8 thoughts on “Legal and social issues due to Google Glass?

  1. The proper way to drive is with a properly installed heads up display, not with a jerry-built (what a horribly stupid phrase) heads up display cobbled out of google glass, which should be saved for non driving uses.

    Besides, it’s not clear yet in the long run that google glasses will be “wearable” in their current incarnation.

    Apparently, soldiers outfitted with LandWarrior pretty much hated the thing due to having to focus in two different places at the same time.

    *Gargoyles are no fun to talk to. They never finish a sentence. They are adrift in a laser-drawn world, scanning retinas in all directions, doing background checks on everyone within a thousand yards, seeing everything in visual light, infrared, millimeter-wave radar, and ultrasound all at once. You think they’re talking to you, but they’re actually poring over the credit record of some stranger on the other side of the room, or identifying the make and model of airplanes flying overhead. For all he knows, Lagos is standing there measuring the length of Hiro’s cock through his trousers while they pretend to make conversation.*

  2. 2) What if there is an accident and one driver captured it all on video with Google Glass?

    Have you seen Russian dash cam videos? Here’s a link describing the reasons people make them: http://www.animalnewyork.com/2012/russian-dashcam/

    Glass doesn’t currently do continuous recording like a dash cam, but I agree that it’s likely to happen. I’d hope that the video is admissible. (Perhaps Glass could be continuously filling a 60-second buffer that you can elect to record after the fact, to make it more like a dash cam.)

    3) Does this relate to or conflict with state laws against audio/video recording without other folks’ consent?

    Perhaps it would depend on how quickly society internalizes the idea that these glasses can record video. In a “two-party consent” state like MA, the crime would be to *secretly* record a conversation — in the recent Glik case, the wiretapping charge against him for recording police at work was thrown out because he made no effort to hide the fact that he was recording video using his cellphone.

    At some point people didn’t know that cellphones recorded video, and then they did, and presumably around that time it became legal to use cellphones to record everything in public. Seems like the same social+legal change should happen in the case of Glass, eventually.

    Glik: http://aclum.org/glik

  3. I think the biggest issue is how Glass will affect “everyone else” – that is, not the person wearing Glass but all the people around him.

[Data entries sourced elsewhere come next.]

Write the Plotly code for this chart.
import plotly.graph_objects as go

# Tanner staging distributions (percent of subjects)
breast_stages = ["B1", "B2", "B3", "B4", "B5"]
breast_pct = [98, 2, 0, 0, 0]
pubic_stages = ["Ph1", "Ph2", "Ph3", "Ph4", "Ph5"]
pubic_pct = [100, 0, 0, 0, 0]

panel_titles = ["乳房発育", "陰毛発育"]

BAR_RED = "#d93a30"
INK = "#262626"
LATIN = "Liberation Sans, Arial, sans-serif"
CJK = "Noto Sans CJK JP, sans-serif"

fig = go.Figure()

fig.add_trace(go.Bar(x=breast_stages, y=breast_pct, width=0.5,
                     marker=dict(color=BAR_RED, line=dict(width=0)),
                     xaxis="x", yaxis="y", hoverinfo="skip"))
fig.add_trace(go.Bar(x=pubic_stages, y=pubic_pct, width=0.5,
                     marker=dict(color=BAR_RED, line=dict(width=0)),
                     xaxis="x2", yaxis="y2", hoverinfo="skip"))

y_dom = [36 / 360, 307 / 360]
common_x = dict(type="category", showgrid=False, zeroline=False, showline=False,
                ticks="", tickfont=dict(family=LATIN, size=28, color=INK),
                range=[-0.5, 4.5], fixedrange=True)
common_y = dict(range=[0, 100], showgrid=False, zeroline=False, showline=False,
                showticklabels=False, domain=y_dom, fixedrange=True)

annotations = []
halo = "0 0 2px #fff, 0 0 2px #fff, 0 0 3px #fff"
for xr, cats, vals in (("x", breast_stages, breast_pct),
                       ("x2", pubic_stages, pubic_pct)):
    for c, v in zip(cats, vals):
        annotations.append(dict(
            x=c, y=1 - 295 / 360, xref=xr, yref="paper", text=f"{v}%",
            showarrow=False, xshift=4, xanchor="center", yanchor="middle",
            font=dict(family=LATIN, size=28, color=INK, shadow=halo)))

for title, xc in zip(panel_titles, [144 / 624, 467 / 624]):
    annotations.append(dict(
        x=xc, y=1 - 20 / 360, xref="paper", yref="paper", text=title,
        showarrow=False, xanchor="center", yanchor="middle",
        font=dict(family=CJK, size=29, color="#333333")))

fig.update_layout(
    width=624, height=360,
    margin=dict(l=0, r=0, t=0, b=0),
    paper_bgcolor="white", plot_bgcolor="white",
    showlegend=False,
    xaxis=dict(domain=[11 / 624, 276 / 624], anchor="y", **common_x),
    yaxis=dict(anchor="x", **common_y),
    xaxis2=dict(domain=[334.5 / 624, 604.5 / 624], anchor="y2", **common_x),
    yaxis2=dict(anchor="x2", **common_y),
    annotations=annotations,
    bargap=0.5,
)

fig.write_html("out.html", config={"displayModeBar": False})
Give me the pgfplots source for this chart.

As happy as I am for the guy who can read Twitter without the herculean effort of pulling out his cell phone, really I’m more concerned for all the people whose actions, words, and images are being recorded – without their permission – and sent to Google for indexing and storage. I expanded on the point here –
    http://creativegood.com/blog/the-google-glass-feature-no-one-is-talking-about/

    P.S. For kicks you might also check out Julian Assange’s piece on Google, and Glass, in today’s NYT:
    http://www.nytimes.com/2013/06/02/opinion/sunday/the-banality-of-googles-dont-be-evil.html?pagewanted=all&_r=0

  4. I personally don’t feel I live in a better world with Google Glass in it.

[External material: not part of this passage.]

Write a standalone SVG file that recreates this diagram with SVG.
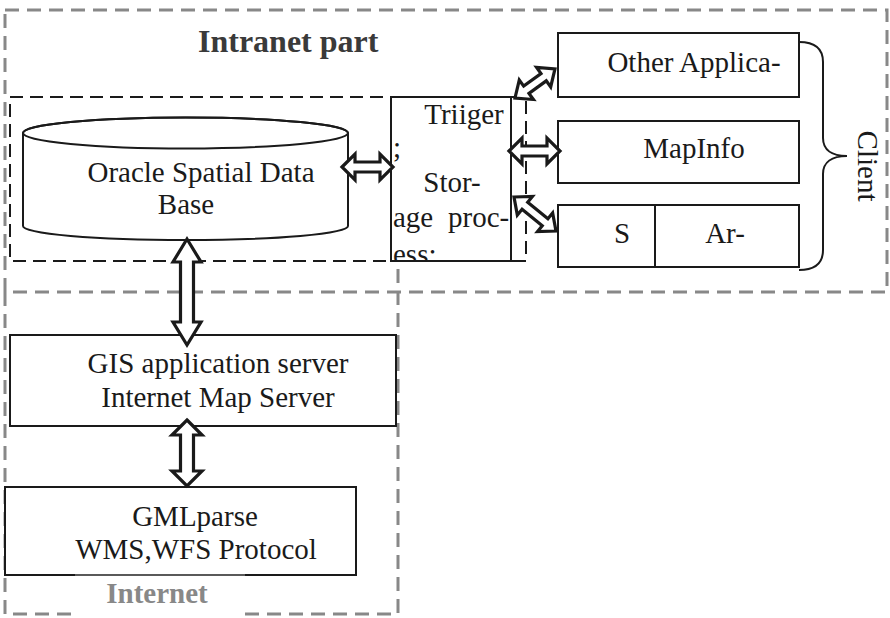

    I find myself thankful that at least the semipro street photographers’ 4-800mm tele’s look like a rocket launcher.

    I will point out there are no shortage of creepy guys taking pictures of pretty girls on the street while pretending to use their iPhone. I’ve seen it done on the subway.

    Google is mainly in the business of nerds making products for nerds, but even the most aspergian hacker realizes the need for a recording light, and indeed, Glass has one. These should be required by law, and I will expect it will become socially unacceptable to obscure/minimize them.

  5. I’ve been wearing my Glass around quite a lot.

    1. Distracted driving with Glass does not seem to be a real problem. The device is not designed for and not good for watching video or generally consuming any sort of content. If anything, I am more tempted to glance at my iPhone than up at the Glass display.

    2. I hope that Glass video is admissible and can be used as defense in court. However, since Glass doesn’t have the battery, the capacity, or the design to make continuous recording, this is moot. Dashcams are the relevant technology for this, not Glass.

    3. Don’t know, but also don’t see how this is different from taking pictures and video/audio recording with phones or SLRs. If you wanted some sort of surreptitious recording device, various inconspicuous spy cams and microphones would be hugely better. The point of Glass is a combination of first-person view, retinal projection, touch, and smartphone integration.

    4. I imagine it’ll be like phones and other cameras: possession is OK, use to take pictures isn’t.

    5. Glass seems to be seriously socially intimidating for people interacting with me. Taking pictures or videos at parties is pretty obvious to anyone who knows how it works, and any use is generally noticed. It doesn’t make people avoid conversation, and, in fact, the opposite. I’ve never been to a fraternity party, so no idea there.

    Have you used Glass for any period of time? If not, I’d be happy to let you see how it isn’t the invasion of cyborgs people seem to expect it to be.

    It’s a pair of sunglasses that let you check the time, get directions, or snap and share cell phone pics without reaching for your phone.

  6. @Stanislav – sounds like Glass works well for your needs! Great. But again the challenge is to think about it from the perspective of people who *aren’t* wearing Glass, how that affects their lives. In the London Review of Books recently, author/journalist John Lanchester put it this way:

    “At the end of an hour’s general chat in a newspaper office the other day, the conversation turned to Glass, and we all replayed the talk in our heads, editing out the bits we wouldn’t have said if it had been possible someone present had been recording everything. The conclusion was we’d have managed about five minutes’ small talk about the weather, followed by a 55-minute silence.”

    (Source: http://www.lrb.co.uk/v35/n10/john-lanchester/short-cuts )

    As for surreptitious recording devices, they certainly exist elsewhere – but there’s obviously a categorical difference here, as Google intends to sell millions of these items, with audio & video footage going back to their cloud storage. A spycam here or there is not equivalent to a panopticon of millions of Glasses feeding private data back to Google.

  7. So far, from the testimony I’ve read, the most interesting legal issue is that legislators think they’ll be able to control what software runs on Google Glass, or Google Glass like devices.